Return only the lines from the top of the data down to the one that holds "saat = [0, 3, 6, 12, 24, 48, 72]", both included, without any pictures.

** start RECORDS SUPPLIED **

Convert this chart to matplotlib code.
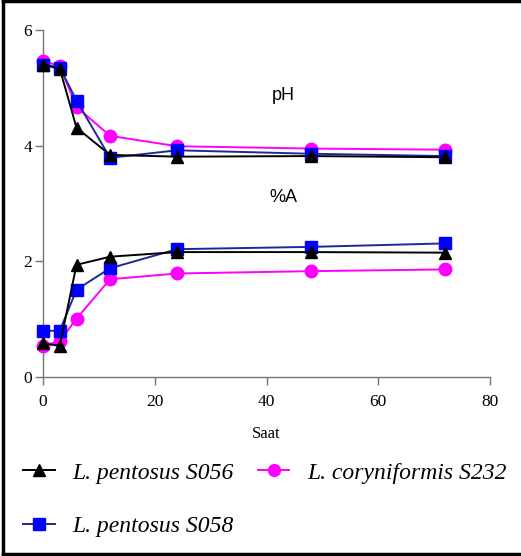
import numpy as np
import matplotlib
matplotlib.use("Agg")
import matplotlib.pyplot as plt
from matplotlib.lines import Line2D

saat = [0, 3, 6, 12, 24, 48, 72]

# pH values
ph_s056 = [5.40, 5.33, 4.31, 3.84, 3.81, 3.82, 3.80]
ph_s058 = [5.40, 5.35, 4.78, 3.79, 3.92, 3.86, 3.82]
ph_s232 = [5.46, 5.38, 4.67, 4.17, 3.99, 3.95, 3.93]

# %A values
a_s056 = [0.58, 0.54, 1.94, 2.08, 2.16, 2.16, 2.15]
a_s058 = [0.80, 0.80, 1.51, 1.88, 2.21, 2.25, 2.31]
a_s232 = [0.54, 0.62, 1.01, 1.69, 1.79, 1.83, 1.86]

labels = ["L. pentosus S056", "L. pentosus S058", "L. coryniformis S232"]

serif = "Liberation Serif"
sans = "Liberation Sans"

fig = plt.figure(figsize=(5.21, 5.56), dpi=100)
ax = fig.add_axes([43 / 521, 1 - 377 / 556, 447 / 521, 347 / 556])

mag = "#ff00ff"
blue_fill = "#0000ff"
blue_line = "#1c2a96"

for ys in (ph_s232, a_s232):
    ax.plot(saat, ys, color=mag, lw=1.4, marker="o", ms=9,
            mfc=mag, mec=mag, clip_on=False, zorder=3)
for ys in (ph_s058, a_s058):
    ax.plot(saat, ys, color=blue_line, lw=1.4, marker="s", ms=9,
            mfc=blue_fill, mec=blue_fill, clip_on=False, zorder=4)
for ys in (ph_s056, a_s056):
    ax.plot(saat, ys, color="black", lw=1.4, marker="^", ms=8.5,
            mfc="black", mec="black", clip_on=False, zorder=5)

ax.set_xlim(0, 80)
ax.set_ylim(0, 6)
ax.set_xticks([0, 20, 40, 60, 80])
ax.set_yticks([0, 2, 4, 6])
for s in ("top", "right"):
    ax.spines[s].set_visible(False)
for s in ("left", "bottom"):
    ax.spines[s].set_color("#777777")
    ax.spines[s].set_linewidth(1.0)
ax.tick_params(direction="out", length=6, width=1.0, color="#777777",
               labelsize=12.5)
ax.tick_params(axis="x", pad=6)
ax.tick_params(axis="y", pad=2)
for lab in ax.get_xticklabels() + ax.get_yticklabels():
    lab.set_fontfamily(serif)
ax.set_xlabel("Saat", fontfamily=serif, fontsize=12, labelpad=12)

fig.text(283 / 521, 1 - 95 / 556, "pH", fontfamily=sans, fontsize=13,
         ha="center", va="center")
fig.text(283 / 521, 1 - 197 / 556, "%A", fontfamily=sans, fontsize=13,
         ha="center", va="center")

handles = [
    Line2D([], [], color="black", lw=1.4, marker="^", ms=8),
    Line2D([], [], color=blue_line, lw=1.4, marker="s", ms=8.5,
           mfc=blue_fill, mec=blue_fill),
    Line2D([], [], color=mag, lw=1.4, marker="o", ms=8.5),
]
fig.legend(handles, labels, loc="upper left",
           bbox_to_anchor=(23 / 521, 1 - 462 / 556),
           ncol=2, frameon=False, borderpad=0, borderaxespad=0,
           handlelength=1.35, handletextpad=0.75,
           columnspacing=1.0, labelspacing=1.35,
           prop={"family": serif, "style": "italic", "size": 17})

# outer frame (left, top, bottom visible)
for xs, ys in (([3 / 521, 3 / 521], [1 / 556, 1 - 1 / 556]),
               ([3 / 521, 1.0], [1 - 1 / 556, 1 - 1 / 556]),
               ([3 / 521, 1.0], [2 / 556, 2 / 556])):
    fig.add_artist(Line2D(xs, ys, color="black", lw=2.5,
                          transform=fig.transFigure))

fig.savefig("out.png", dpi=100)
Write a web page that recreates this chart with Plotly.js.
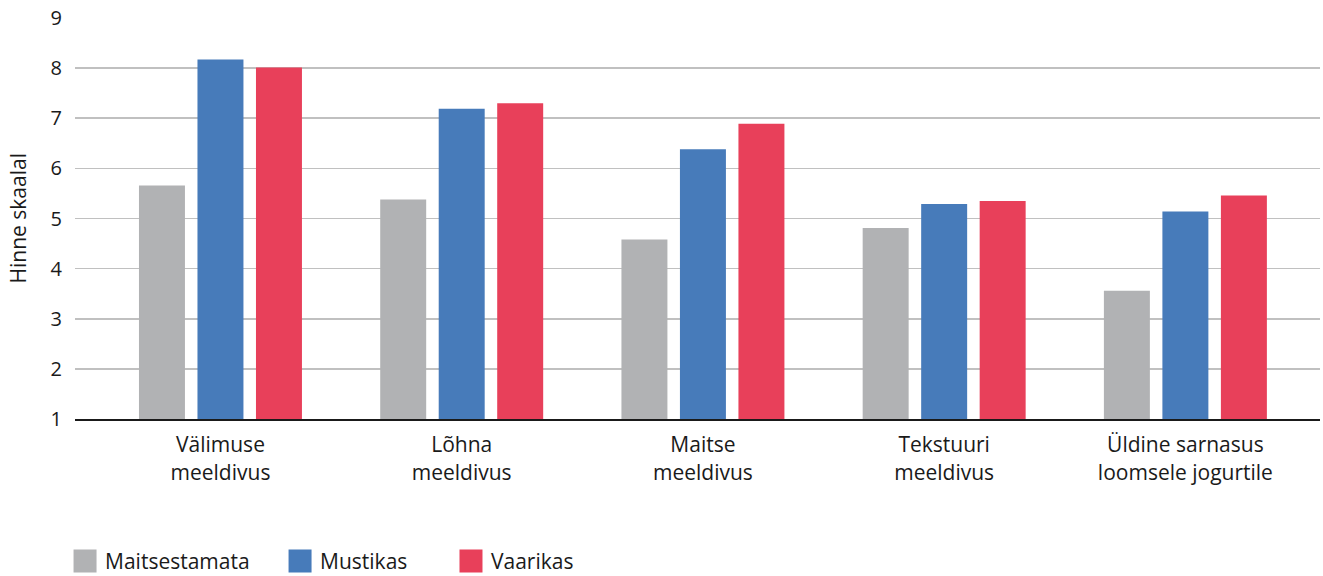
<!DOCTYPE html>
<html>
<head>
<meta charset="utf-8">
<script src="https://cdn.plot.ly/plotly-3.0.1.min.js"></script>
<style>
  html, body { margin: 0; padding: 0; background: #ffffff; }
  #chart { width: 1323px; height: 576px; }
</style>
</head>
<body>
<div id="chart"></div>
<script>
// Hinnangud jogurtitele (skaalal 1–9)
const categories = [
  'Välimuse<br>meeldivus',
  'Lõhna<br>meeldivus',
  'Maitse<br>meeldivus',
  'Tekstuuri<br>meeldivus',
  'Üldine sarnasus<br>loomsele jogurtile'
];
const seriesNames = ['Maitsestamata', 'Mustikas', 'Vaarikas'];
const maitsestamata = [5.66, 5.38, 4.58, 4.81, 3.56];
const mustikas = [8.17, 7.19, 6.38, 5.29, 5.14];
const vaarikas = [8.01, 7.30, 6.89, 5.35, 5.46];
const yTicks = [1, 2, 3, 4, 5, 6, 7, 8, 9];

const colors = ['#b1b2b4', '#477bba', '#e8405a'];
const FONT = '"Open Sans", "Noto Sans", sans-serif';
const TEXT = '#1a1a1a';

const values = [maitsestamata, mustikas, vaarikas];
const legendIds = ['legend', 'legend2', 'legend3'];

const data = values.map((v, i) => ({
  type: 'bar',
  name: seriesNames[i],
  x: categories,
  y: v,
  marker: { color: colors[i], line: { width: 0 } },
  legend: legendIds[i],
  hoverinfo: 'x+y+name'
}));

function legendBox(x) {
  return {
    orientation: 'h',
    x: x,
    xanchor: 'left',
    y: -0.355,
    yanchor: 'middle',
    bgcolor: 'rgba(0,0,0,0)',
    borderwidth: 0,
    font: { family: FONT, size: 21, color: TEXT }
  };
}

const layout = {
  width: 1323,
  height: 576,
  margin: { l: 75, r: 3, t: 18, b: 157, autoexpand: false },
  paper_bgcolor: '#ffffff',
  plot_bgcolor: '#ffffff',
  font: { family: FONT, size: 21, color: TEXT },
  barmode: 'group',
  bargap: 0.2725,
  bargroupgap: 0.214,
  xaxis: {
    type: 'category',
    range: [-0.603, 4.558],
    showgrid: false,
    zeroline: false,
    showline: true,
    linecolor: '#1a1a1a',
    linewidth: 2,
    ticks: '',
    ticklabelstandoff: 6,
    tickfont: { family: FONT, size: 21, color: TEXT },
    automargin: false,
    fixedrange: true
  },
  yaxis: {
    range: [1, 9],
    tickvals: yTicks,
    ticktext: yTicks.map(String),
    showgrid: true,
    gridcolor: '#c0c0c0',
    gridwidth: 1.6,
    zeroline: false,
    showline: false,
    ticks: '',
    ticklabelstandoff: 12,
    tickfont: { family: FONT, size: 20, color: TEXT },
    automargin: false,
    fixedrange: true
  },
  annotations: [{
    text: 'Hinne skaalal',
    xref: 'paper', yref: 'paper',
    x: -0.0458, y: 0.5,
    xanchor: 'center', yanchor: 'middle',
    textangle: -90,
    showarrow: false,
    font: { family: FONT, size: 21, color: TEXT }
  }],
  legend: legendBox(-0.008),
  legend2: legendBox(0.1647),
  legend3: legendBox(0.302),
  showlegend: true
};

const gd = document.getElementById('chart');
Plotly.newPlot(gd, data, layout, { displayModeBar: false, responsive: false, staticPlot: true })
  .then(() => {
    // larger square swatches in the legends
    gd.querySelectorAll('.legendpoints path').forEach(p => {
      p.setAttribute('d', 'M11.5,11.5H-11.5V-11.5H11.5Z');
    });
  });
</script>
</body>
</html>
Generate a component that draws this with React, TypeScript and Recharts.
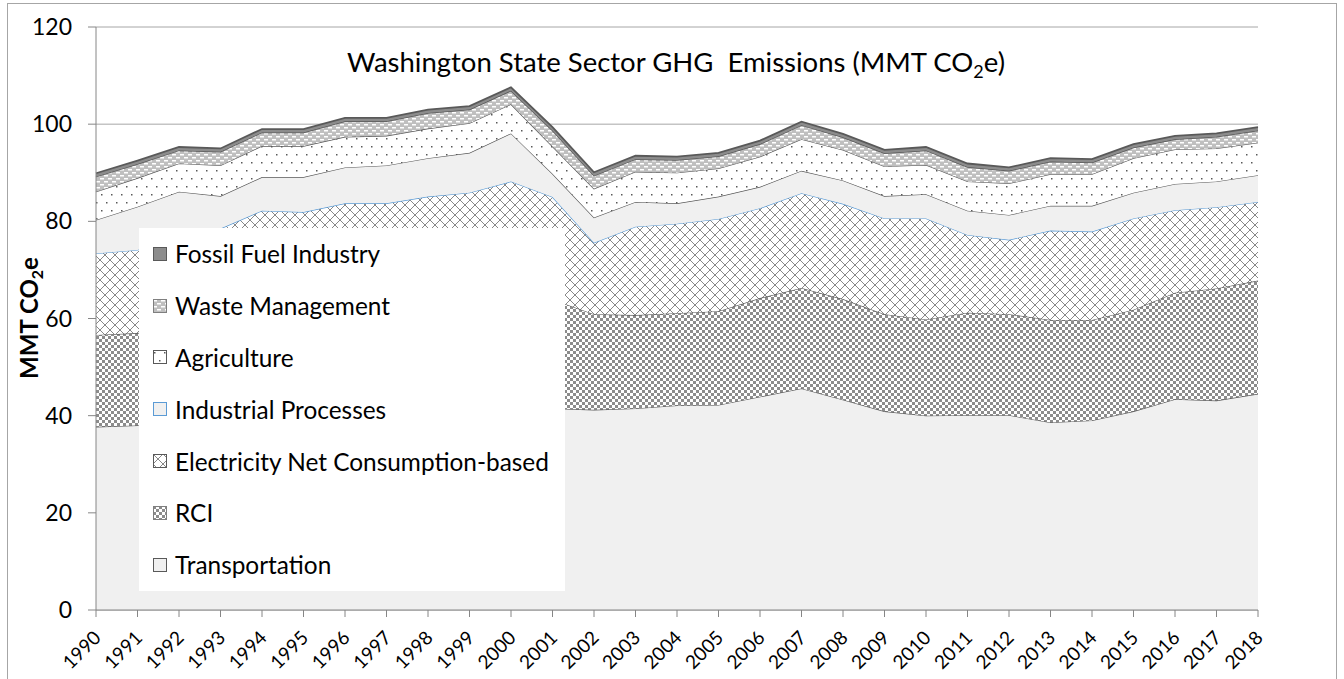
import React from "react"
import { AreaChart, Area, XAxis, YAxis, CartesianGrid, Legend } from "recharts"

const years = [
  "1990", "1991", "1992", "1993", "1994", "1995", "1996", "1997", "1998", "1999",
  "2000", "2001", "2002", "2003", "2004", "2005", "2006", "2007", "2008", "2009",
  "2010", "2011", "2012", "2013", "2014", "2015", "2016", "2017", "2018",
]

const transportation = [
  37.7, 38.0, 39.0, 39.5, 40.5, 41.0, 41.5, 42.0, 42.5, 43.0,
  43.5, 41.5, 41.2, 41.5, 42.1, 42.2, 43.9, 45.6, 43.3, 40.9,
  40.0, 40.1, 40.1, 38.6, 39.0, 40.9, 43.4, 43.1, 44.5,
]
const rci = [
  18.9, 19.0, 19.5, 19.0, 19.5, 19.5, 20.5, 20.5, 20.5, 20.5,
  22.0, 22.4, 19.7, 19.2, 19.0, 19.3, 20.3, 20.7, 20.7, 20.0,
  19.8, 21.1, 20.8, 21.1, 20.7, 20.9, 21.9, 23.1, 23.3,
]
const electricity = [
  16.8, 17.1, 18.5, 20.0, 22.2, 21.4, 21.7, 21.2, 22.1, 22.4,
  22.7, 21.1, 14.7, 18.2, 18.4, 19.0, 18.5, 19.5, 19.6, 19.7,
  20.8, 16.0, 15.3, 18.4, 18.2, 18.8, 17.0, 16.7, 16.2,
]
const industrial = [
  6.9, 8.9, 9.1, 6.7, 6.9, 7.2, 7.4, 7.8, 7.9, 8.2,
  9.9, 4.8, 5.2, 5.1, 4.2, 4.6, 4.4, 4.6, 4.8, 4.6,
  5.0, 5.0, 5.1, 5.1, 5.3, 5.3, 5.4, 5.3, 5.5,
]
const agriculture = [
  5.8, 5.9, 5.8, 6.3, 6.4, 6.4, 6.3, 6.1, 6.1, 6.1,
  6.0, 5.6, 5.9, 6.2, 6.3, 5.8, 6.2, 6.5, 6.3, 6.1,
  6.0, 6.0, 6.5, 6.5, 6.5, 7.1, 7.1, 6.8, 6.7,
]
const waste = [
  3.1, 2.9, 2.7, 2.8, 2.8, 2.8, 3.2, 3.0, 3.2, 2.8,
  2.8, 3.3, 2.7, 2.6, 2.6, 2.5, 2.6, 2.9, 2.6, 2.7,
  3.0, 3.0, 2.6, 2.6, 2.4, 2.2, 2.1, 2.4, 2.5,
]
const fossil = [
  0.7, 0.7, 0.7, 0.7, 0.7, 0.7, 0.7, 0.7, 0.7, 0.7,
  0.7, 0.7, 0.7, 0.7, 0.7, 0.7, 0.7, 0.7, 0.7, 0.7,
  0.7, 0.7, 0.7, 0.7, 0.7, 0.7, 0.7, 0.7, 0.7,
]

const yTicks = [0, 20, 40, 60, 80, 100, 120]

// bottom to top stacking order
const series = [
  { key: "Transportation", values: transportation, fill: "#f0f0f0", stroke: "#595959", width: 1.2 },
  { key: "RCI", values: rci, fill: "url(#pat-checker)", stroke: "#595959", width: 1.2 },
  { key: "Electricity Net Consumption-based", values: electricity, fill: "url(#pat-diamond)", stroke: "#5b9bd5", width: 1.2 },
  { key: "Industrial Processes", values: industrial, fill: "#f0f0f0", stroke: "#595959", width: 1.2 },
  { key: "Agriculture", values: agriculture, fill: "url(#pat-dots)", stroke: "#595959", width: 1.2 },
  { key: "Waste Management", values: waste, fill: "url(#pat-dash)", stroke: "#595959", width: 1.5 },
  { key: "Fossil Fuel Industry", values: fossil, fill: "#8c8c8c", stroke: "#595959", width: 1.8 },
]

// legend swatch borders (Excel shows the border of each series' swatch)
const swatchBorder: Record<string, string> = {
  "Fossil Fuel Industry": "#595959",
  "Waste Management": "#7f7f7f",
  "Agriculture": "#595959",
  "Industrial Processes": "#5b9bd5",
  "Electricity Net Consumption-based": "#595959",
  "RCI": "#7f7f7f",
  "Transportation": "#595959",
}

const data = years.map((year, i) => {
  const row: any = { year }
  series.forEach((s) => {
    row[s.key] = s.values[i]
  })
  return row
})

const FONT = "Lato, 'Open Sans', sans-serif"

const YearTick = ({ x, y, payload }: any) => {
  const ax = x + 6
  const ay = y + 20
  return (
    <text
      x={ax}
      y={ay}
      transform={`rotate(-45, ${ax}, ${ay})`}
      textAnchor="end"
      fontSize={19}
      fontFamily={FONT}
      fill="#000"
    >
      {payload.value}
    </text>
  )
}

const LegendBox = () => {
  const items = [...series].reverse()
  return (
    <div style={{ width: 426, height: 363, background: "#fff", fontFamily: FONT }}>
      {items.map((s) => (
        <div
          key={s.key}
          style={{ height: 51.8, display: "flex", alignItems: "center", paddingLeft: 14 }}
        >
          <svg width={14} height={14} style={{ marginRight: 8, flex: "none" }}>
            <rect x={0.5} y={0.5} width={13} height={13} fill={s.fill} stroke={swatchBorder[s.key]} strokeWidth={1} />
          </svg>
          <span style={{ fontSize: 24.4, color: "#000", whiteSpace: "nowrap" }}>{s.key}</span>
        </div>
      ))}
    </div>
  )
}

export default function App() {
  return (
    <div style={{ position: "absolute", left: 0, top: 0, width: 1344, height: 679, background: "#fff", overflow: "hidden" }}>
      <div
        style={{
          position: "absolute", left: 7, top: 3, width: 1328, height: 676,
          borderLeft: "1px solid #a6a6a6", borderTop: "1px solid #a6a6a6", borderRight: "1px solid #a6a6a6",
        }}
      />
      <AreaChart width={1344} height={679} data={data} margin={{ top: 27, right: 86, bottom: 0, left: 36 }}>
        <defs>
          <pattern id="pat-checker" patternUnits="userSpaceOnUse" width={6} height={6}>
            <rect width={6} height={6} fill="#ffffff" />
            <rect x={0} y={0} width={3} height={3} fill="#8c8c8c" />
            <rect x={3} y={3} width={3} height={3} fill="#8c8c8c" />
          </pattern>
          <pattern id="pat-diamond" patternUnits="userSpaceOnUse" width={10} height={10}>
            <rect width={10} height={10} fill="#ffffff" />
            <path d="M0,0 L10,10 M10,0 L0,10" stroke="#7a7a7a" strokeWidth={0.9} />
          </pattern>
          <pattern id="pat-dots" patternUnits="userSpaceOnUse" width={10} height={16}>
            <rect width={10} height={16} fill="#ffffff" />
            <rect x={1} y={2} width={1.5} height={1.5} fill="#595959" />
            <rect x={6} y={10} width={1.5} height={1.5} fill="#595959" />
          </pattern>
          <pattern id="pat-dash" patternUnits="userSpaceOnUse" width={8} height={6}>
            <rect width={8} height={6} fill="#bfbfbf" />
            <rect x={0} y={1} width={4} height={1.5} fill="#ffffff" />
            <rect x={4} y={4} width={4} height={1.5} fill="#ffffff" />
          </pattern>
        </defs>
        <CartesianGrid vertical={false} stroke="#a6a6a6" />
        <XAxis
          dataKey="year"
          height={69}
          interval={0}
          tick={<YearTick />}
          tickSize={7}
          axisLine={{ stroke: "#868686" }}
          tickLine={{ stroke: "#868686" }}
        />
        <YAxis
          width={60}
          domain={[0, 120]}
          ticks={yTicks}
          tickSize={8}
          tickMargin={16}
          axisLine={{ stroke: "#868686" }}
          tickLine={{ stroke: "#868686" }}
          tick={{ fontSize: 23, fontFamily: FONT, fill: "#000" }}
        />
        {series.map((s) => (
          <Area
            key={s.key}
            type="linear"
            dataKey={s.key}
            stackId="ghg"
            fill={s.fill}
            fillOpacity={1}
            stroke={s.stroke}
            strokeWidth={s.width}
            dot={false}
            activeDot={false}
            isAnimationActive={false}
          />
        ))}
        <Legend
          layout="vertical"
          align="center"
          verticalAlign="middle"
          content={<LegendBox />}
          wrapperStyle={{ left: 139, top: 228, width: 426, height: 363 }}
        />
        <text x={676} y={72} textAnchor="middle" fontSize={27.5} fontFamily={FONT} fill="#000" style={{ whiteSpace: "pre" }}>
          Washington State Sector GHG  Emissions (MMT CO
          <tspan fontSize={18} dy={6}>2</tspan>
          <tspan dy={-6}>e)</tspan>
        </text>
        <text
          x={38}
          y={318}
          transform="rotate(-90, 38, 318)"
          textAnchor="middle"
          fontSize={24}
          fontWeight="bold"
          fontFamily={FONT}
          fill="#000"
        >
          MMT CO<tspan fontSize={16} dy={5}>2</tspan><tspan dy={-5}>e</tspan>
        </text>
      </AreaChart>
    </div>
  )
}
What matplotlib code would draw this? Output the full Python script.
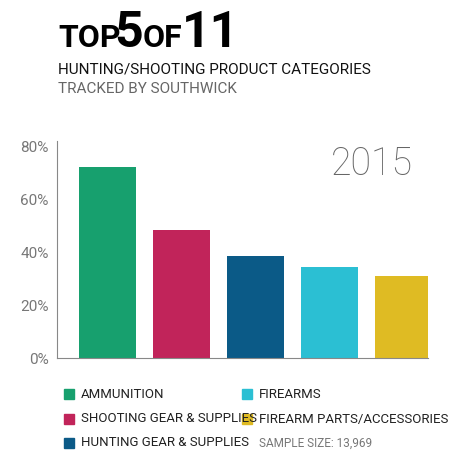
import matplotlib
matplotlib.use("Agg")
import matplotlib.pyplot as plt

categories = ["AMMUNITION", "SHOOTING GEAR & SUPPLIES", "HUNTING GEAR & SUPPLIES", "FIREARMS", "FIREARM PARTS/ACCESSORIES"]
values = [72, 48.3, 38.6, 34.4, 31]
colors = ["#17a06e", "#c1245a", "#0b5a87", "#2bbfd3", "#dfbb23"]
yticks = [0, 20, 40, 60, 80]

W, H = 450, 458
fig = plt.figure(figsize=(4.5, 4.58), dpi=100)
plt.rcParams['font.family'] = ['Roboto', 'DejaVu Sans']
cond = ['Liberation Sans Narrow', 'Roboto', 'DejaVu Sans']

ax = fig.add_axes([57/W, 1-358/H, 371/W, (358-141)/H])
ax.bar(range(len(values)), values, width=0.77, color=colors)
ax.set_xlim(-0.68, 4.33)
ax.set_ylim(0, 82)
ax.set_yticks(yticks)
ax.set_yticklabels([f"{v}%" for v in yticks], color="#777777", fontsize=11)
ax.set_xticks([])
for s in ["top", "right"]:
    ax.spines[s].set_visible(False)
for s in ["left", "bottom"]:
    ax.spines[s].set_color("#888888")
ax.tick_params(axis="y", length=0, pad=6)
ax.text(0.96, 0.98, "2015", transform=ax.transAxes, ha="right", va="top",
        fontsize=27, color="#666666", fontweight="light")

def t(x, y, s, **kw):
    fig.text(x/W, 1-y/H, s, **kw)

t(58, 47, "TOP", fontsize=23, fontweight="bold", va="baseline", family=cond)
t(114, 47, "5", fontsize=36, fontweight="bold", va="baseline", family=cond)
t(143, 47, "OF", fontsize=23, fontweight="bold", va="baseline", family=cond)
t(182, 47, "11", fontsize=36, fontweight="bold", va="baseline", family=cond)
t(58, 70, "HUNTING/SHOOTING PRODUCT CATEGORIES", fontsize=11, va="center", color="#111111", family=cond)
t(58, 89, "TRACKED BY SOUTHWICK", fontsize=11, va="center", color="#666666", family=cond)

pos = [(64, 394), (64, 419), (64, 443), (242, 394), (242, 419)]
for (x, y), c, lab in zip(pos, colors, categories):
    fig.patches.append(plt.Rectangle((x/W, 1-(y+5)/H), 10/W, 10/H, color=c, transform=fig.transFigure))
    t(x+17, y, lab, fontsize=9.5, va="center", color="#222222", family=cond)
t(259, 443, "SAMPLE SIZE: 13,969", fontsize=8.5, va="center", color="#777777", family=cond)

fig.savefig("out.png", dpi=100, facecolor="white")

** end RECORDS SUPPLIED **

## RESULT OF THE EXERCISE
Convert this chart to matplotlib code.
import numpy as np
import matplotlib
matplotlib.use("Agg")
import matplotlib.pyplot as plt
from matplotlib.lines import Line2D

saat = [0, 3, 6, 12, 24, 48, 72]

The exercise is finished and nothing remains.